Analysis of Exclusionary Language
The court analyzed the specific exclusionary language in § 401(b)(15)(A)(2), which stated that commissions could be paid between parties engaged in the oil and gas business. It highlighted that the defendants had indeed paid a commission in the form of a fractional mineral interest to a party involved in the oil and gas industry, thus satisfying the statutory requirement for the exclusion. The court noted that allowing the exclusion to apply only to transactions between parties in the oil and gas field would render the provision meaningless, as such transactions are already exempt from registration. By affirming the applicability of the exclusion, the court maintained that it was upholding the integrity of the statute and ensuring that all parts of the law were given effect.

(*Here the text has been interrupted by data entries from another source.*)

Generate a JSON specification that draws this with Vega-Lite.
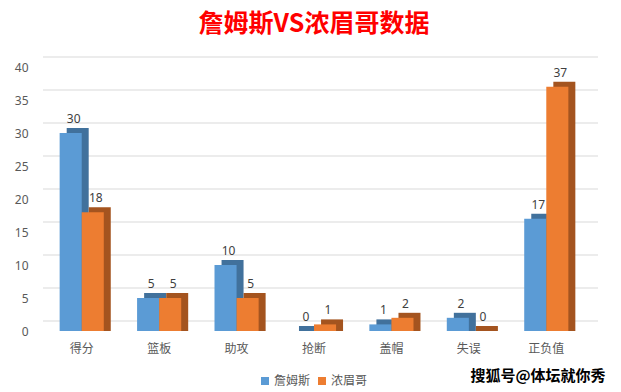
{
  "$schema": "https://vega.github.io/schema/vega-lite/v6.json",
  "autosize": {"type": "none"},
  "width": 542,
  "height": 264,
  "padding": {"left": 43, "top": 67, "right": 36, "bottom": 61},
  "background": "white",
  "config": {"view": {"stroke": null}},
  "title": {"text": "詹姆斯VS浓眉哥数据", "color": "#ff0000", "fontSize": 25, "fontWeight": "bold", "font": "Noto Sans CJK SC", "offset": 20, "anchor": "middle"},
  "data": {"values": [
    {"cat": "得分", "player": "詹姆斯", "v": 30},
    {"cat": "得分", "player": "浓眉哥", "v": 18},
    {"cat": "篮板", "player": "詹姆斯", "v": 5},
    {"cat": "篮板", "player": "浓眉哥", "v": 5},
    {"cat": "助攻", "player": "詹姆斯", "v": 10},
    {"cat": "助攻", "player": "浓眉哥", "v": 5},
    {"cat": "抢断", "player": "詹姆斯", "v": 0},
    {"cat": "抢断", "player": "浓眉哥", "v": 1},
    {"cat": "盖帽", "player": "詹姆斯", "v": 1},
    {"cat": "盖帽", "player": "浓眉哥", "v": 2},
    {"cat": "失误", "player": "詹姆斯", "v": 2},
    {"cat": "失误", "player": "浓眉哥", "v": 0},
    {"cat": "正负值", "player": "詹姆斯", "v": 17},
    {"cat": "正负值", "player": "浓眉哥", "v": 37}
  ]},
  "encoding": {
    "x": {"field": "cat", "type": "nominal", "sort": ["得分","篮板","助攻","抢断","盖帽","失误","正负值"],
      "scale": {"paddingInner": 0.43, "paddingOuter": 0.215},
      "axis": {"title": "搜狐号@体坛就你秀", "titleAnchor": "end", "titleAlign": "right", "titleBaseline": "middle", "titleX": 562, "titleY": 44, "titleFont": "Noto Sans CJK SC", "titleFontSize": 15, "titleFontWeight": "bold", "titleColor": "#000000", "labelAngle": 0, "labelColor": "#595959", "labelFontSize": 12, "labelFont": "Noto Sans CJK SC", "labelPadding": 12, "domain": false, "ticks": false}},
    "y": {"field": "v", "type": "quantitative", "scale": {"domain": [0, 40]},
      "axis": {"values": [0,5,10,15,20,25,30,35,40], "labelOverlap": false, "grid": false, "domain": false, "ticks": false, "title": null, "labelColor": "#595959", "labelFontSize": 12, "labelFont": "Noto Sans", "labelPadding": 15}}
  },
  "resolve": {"scale": {"xOffset": "independent", "color": "independent"}},
  "layer": [
    {
      "data": {"values": [{"v": 0}, {"v": 5}, {"v": 10}, {"v": 15}, {"v": 20}, {"v": 25}, {"v": 30}, {"v": 35}, {"v": 40}]},
      "mark": {"type": "rule", "xOffset": 13, "yOffset": -10, "color": "#d9d9d9", "strokeWidth": 1},
      "encoding": {"x": null}
    },
    {
      "mark": {"type": "bar", "yOffset": -5, "width": 22},
      "encoding": {
        "y2": {"datum": 0},
        "xOffset": {"field": "player", "type": "nominal", "sort": ["詹姆斯","浓眉哥"], "scale": {"paddingInner": 0.636, "paddingOuter": 0.318, "align": 1}},
        "color": {"field": "player", "type": "nominal", "sort": ["詹姆斯","浓眉哥"], "scale": {"range": ["#41719c", "#a4541f"]}, "legend": null}
      }
    },
    {
      "mark": {"type": "bar"},
      "encoding": {
        "xOffset": {"field": "player", "type": "nominal", "sort": ["詹姆斯","浓眉哥"], "scale": {"paddingInner": 0, "paddingOuter": 0}},
        "color": {"field": "player", "type": "nominal", "sort": ["詹姆斯","浓眉哥"], "scale": {"range": ["#5b9bd5", "#ed7d31"]},
          "legend": {"title": null, "orient": "none", "legendX": 216, "legendY": 308, "direction": "horizontal", "symbolType": "square", "symbolSize": 64, "labelOffset": 3, "labelColor": "#595959", "labelFontSize": 12, "labelFont": "Noto Sans CJK SC", "columnPadding": 5, "symbolStrokeWidth": 0}}
      }
    },
    {
      "mark": {"type": "text", "dy": -14, "dx": 3, "color": "#404040", "fontSize": 12, "font": "Noto Sans"},
      "encoding": {
        "xOffset": {"field": "player", "type": "nominal", "sort": ["詹姆斯","浓眉哥"], "scale": {"type": "point", "padding": 0.5}},
        "text": {"field": "v", "type": "quantitative"}
      }
    }
  ]
}
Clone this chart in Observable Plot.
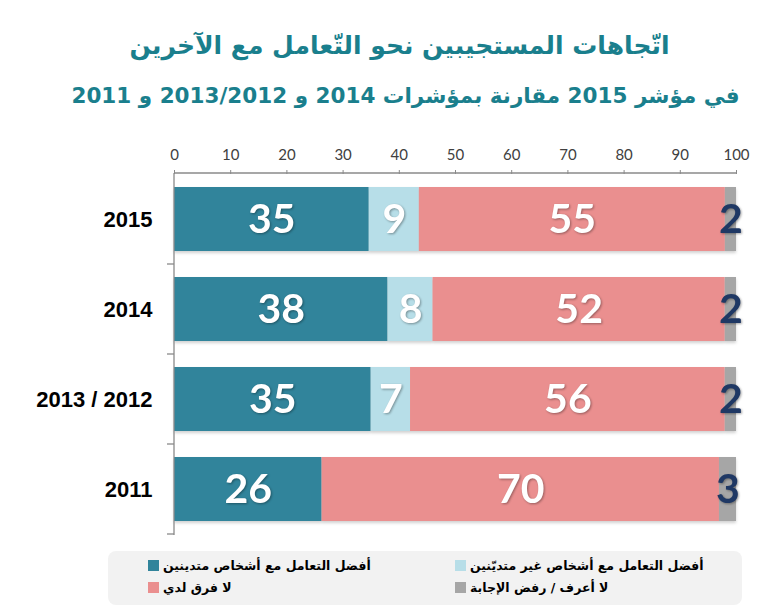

Rationale Against Limiting the Exclusion
The court rejected the plaintiffs' argument that the exclusion should be limited to transactions solely between industry participants. It stated that construing the exclusion in this manner would make the language redundant and contradict the principle that every part of a statute should be interpreted to have meaning. The court explained that the legislature had provided a comprehensive framework for addressing sales of mineral interests, and the exclusion in question was designed to clarify situations where commissions could be paid without triggering registration requirements. By finding that the exclusion applied broadly, the court reinforced the statutory intent to facilitate transactions within the oil and gas sector without undue regulatory burden.
Conclusion on Jury's Role and Verdict
In the conclusion, the court affirmed that the jury was properly tasked with the decision regarding the applicability of the exemption based on the facts presented at trial. The court upheld the jury's verdict in favor of the defendants, citing that the issues were appropriately submitted for their consideration. It emphasized that the plaintiffs had failed to demonstrate that the interests sold were not exempt from registration under Oklahoma law. Consequently, the court denied the plaintiffs' motion for judgment notwithstanding the verdict, reinforcing the jury's findings and the defendants' reliance on the statutory language. The court also declined to consider the plaintiffs' request for a new trial, as the initial verdict was deemed correct in all respects.